Renowned physicist Stephen Hawking has an interesting outlook on how humans will be able to survive throughout this millenium and beyond. In a speech at the Cedars-Sinai Medical Center in Los Angeles, the 71-year-old scientist said that increased space exploration is crucial for the sake of humankind’s future.

“We must continue to go into space for humanity. If you understand how the universe operates, you control it in a way,” he said. “We won’t survive another 1,000 years without escaping our fragile planet.”

It sounds kind of strange to think that in order to save humanity, we basically have to get ready to jet and find other new places to live in the solar system or galaxy. However, the likelihood of a big asteroid hitting Earth and wiping us out in the next 1,000 years is also part of his reasoning.

What’s discouraging to him is that NASA’s planetary science budget was cut by $300 million this year. However, Russia has signed a deal with the European Space Agency to take part in the ExoMars project, which will seek out life on the planet and eventually send a mission over there. There are Mars colonization projects starting to be though about as well ( see our recent post: Tesla, SpaceX Founder Elon Musk Aims For 80,000 Person Colony On Mars).

Hawking gave the speech after touring a stem cell lab at the hospital, which has focused its efforts on slowing the progression of Lou Gehrig’s disease, a brain and spinal cord disease he has suffered from for more than 50 years. Hawking has proved to be an inexplicably unique case since most patients only live about a decade after diagnosis.

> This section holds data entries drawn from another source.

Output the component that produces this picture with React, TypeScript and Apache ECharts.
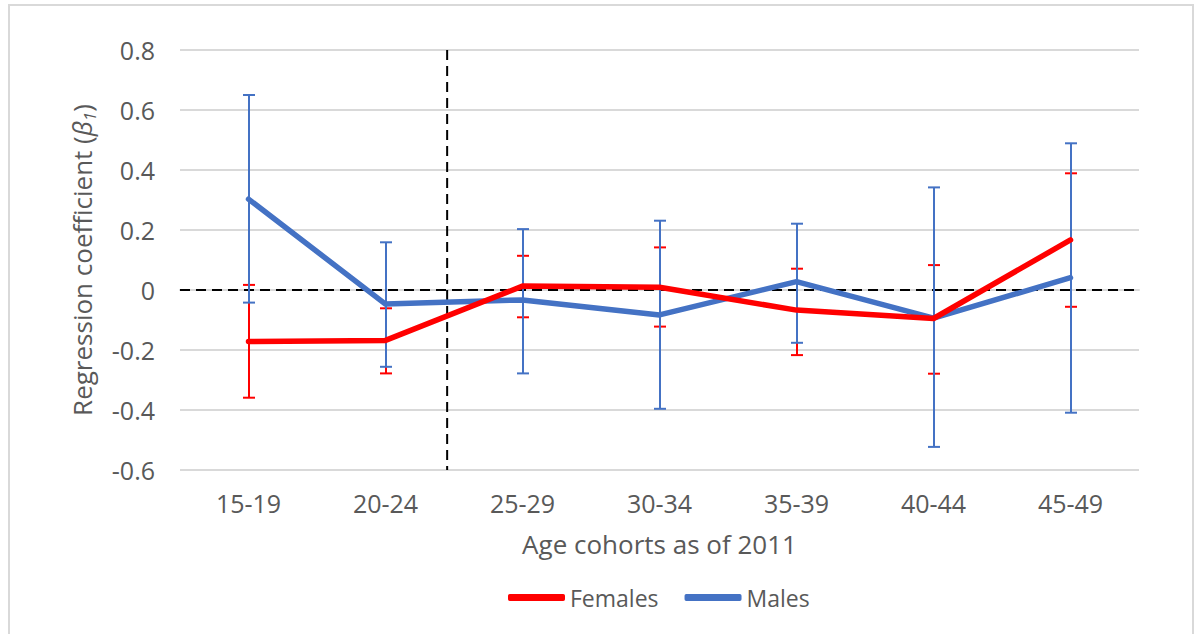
import React, { useEffect, useRef } from "react";
import * as echarts from "echarts";

const categories = ["15-19", "20-24", "25-29", "30-34", "35-39", "40-44", "45-49"];
const femalesValues = [-0.172, -0.168, 0.013, 0.009, -0.067, -0.095, 0.167];
const femalesLow = [-0.359, -0.278, -0.091, -0.122, -0.217, -0.279, -0.056];
const femalesHigh = [0.017, -0.061, 0.114, 0.142, 0.071, 0.083, 0.389];
const malesValues = [0.303, -0.047, -0.033, -0.083, 0.028, -0.094, 0.041];
const malesLow = [-0.042, -0.256, -0.278, -0.396, -0.176, -0.523, -0.409];
const malesHigh = [0.65, 0.159, 0.203, 0.231, 0.221, 0.342, 0.489];
const dividerPosition = 1.45;
const yTicks = { min: -0.6, max: 0.8, interval: 0.2 };

const RED = "#FF0000";
const BLUE = "#4472C4";
const TEXT = "#595959";
const FONT = "Open Sans";

function errRender(color: string, capW: number) {
  return (params: any, api: any) => {
    const x = api.value(0);
    const lo = api.value(1);
    const hi = api.value(2);
    const pLo = api.coord([x, lo]);
    const pHi = api.coord([x, hi]);
    const cx = Math.round(pHi[0]);
    const h = capW / 2;
    const st = { stroke: color, lineWidth: 2 };
    return {
      type: "group",
      children: [
        { type: "line", shape: { x1: cx, y1: pHi[1], x2: cx, y2: pLo[1] }, style: st },
        { type: "line", shape: { x1: cx - h, y1: pHi[1], x2: cx + h, y2: pHi[1] }, style: st },
        { type: "line", shape: { x1: cx - h, y1: pLo[1], x2: cx + h, y2: pLo[1] }, style: st },
      ],
    };
  };
}

export default function App() {
  const ref = useRef<HTMLDivElement>(null);
  useEffect(() => {
    document.body.style.margin = "0";
    const chart = echarts.init(ref.current!, null, { renderer: "svg" });
    const fData = categories.map((_, i) => [i, femalesLow[i], femalesHigh[i]]);
    const mData = categories.map((_, i) => [i, malesLow[i], malesHigh[i]]);
    const splitColors = ["#D9D9D9", "#D9D9D9", "#D9D9D9", "rgba(0,0,0,0)", "#D9D9D9", "#D9D9D9", "#D9D9D9", "#D9D9D9"];
    chart.setOption({
      animation: false,
      backgroundColor: "#fff",
      graphic: [
        {
          type: "rect",
          shape: { x: 9, y: 5, width: 1184, height: 700 },
          style: { fill: "none", stroke: "#D9D9D9", lineWidth: 2 },
          silent: true,
        },
      ],
      grid: { left: 180, top: 50, width: 959, height: 420 },
      legend: {
        data: ["Females", "Males"],
        left: 508,
        top: 586,
        padding: 0,
        icon: "roundRect",
        itemWidth: 57,
        itemHeight: 7,
        itemGap: 26,
        textStyle: { color: TEXT, fontSize: 23, fontFamily: FONT },
      },
      xAxis: [
        {
          type: "category",
          data: categories,
          axisLine: { show: true, lineStyle: { color: "#D9D9D9", width: 2 } },
          axisTick: { show: false },
          axisLabel: { color: TEXT, fontSize: 25, fontFamily: FONT, margin: 20 },
          name: "Age cohorts as of 2011",
          nameLocation: "middle",
          nameGap: 61,
          nameTextStyle: { color: TEXT, fontSize: 26, fontFamily: FONT },
        },
        { type: "value", min: -0.5, max: 6.5, show: false },
      ],
      yAxis: {
        type: "value",
        min: yTicks.min,
        max: yTicks.max,
        interval: yTicks.interval,
        axisLine: { show: false },
        axisTick: { show: false },
        axisLabel: {
          color: TEXT,
          fontSize: 25,
          fontFamily: FONT,
          margin: 25,
          formatter: (v: number) => (Math.abs(v) < 1e-9 ? "0" : String(Math.round(v * 10) / 10)),
        },
        splitLine: { show: true, lineStyle: { color: splitColors, width: 2 } },
        name: "{t|Regression coefficient (}{b|β}{s|1}{t|)}",
        nameLocation: "middle",
        nameGap: 82,
        nameTextStyle: {
          color: TEXT,
          fontFamily: FONT,
          rich: {
            t: { fontSize: 26, color: TEXT, fontFamily: FONT, lineHeight: 32 },
            b: { fontSize: 26, color: TEXT, fontFamily: FONT, fontStyle: "italic", lineHeight: 32 },
            s: { fontSize: 17, color: TEXT, fontFamily: FONT, fontStyle: "italic", verticalAlign: "bottom", lineHeight: 18 },
          },
        },
      },
      series: [
        {
          type: "line",
          xAxisIndex: 1,
          data: [[-0.5, 0], [6.5, 0]],
          showSymbol: false,
          lineStyle: { color: "#000", width: 2, type: [10, 6] },
          silent: true,
          z: 1,
        },
        {
          type: "line",
          xAxisIndex: 1,
          data: [[dividerPosition, yTicks.max], [dividerPosition, yTicks.min]],
          showSymbol: false,
          lineStyle: { color: "#000", width: 2, type: [10, 6] },
          silent: true,
          z: 1,
        },
        {
          type: "custom",
          name: "Females err",
          data: fData,
          encode: { x: 0, y: [1, 2] },
          renderItem: errRender(RED, 12),
          silent: true,
          z: 2,
        },
        {
          type: "custom",
          name: "Males err",
          data: mData,
          encode: { x: 0, y: [1, 2] },
          renderItem: errRender(BLUE, 12),
          silent: true,
          z: 3,
        },
        {
          type: "line",
          name: "Males",
          data: malesValues,
          showSymbol: false,
          color: BLUE,
          lineStyle: { color: BLUE, width: 5.5, cap: "round", join: "round" },
          z: 4,
        },
        {
          type: "line",
          name: "Females",
          data: femalesValues,
          showSymbol: false,
          color: RED,
          lineStyle: { color: RED, width: 5.5, cap: "round", join: "round" },
          z: 5,
        },
      ],
    });
    return () => chart.dispose();
  }, []);
  return <div ref={ref} style={{ width: 1194, height: 634 }} />;
}
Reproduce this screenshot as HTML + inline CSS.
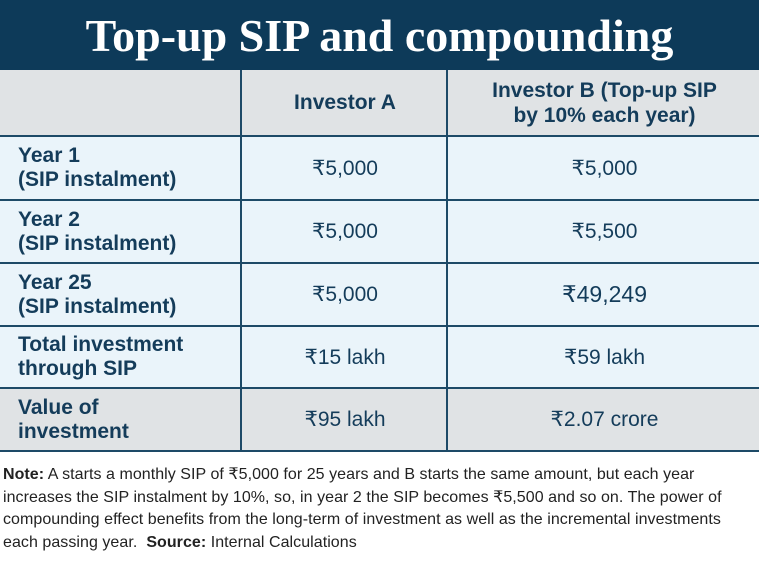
<!DOCTYPE html>
<html><head><meta charset="utf-8"><style>
body{margin:0;width:759px;height:561px;background:#fff;position:relative;overflow:hidden;font-family:"Liberation Sans","DejaVu Sans",sans-serif;color:#143c5a}
.t{position:absolute;left:0;top:0;width:759px;height:70px;background:#0d3a59;color:#fff;font-family:"Liberation Serif",serif;font-weight:bold;font-size:46px;text-align:center;line-height:72px}
.r{position:absolute;left:0;width:759px;box-sizing:border-box;border-bottom:2px solid #1d4a67}
.c{position:absolute;top:0;bottom:0;display:flex;align-items:center}
.c1{left:0;width:240px;padding-left:18px;box-sizing:border-box;font-weight:bold;font-size:21px;line-height:24px}
.c2{left:240px;width:206px;justify-content:center;font-size:21px;border-left:2px solid #1d4a67}
.c3{left:446px;width:313px;justify-content:center;font-size:21px;border-left:2px solid #1d4a67;text-align:center}
.h .c{font-weight:bold;line-height:25px}
.n{position:absolute;left:3px;top:464px;width:756px;font-size:16px;letter-spacing:0.05px;line-height:22.5px;color:#222;white-space:nowrap}
</style></head><body>
<div class="t">Top-up SIP and compounding</div>
<div class="r h" style="top:70px;height:67px;background:#e0e3e5"><div class="c c1"></div><div class="c c2">Investor A</div><div class="c c3">Investor B (Top-up SIP<br>by 10% each year)</div></div>
<div class="r" style="top:137px;height:64px;background:#eaf4fa"><div class="c c1">Year 1<br>(SIP instalment)</div><div class="c c2">₹5,000</div><div class="c c3">₹5,000</div></div>
<div class="r" style="top:201px;height:63px;background:#eaf4fa"><div class="c c1">Year 2<br>(SIP instalment)</div><div class="c c2">₹5,000</div><div class="c c3">₹5,500</div></div>
<div class="r" style="top:264px;height:63px;background:#eaf4fa"><div class="c c1">Year 25<br>(SIP instalment)</div><div class="c c2">₹5,000</div><div class="c c3" style="font-size:23px">₹49,249</div></div>
<div class="r" style="top:327px;height:62px;background:#eaf4fa"><div class="c c1">Total investment<br>through SIP</div><div class="c c2">₹15 lakh</div><div class="c c3">₹59 lakh</div></div>
<div class="r" style="top:389px;height:63px;background:#e0e3e5"><div class="c c1">Value of<br>investment</div><div class="c c2">₹95 lakh</div><div class="c c3">₹2.07 crore</div></div>
<div class="n"><b>Note:</b> A starts a monthly SIP of ₹5,000 for 25 years and B starts the same amount, but each year<br>increases the SIP instalment by 10%, so, in year 2 the SIP becomes ₹5,500 and so on. The power of<br>compounding effect benefits from the long-term of investment as well as the incremental investments<br>each passing year.&nbsp; <b>Source:</b> Internal Calculations</div>
</body></html>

Fortunately for the rest of the world, Hawking has not let this disease slow him down, and he continues to decode the universe and speak around the world about the value of science, research, and exploration. It is interesting to hear someone with such profound knowledge about the world say that we will have to consider inhabiting other planets in order to survive long term, but it’s hard to say whether the world at large will really take a claim like this seriously.

Do you think he is on to something, or do we simply need to focus more on preserving the delicate planet we have in front of us?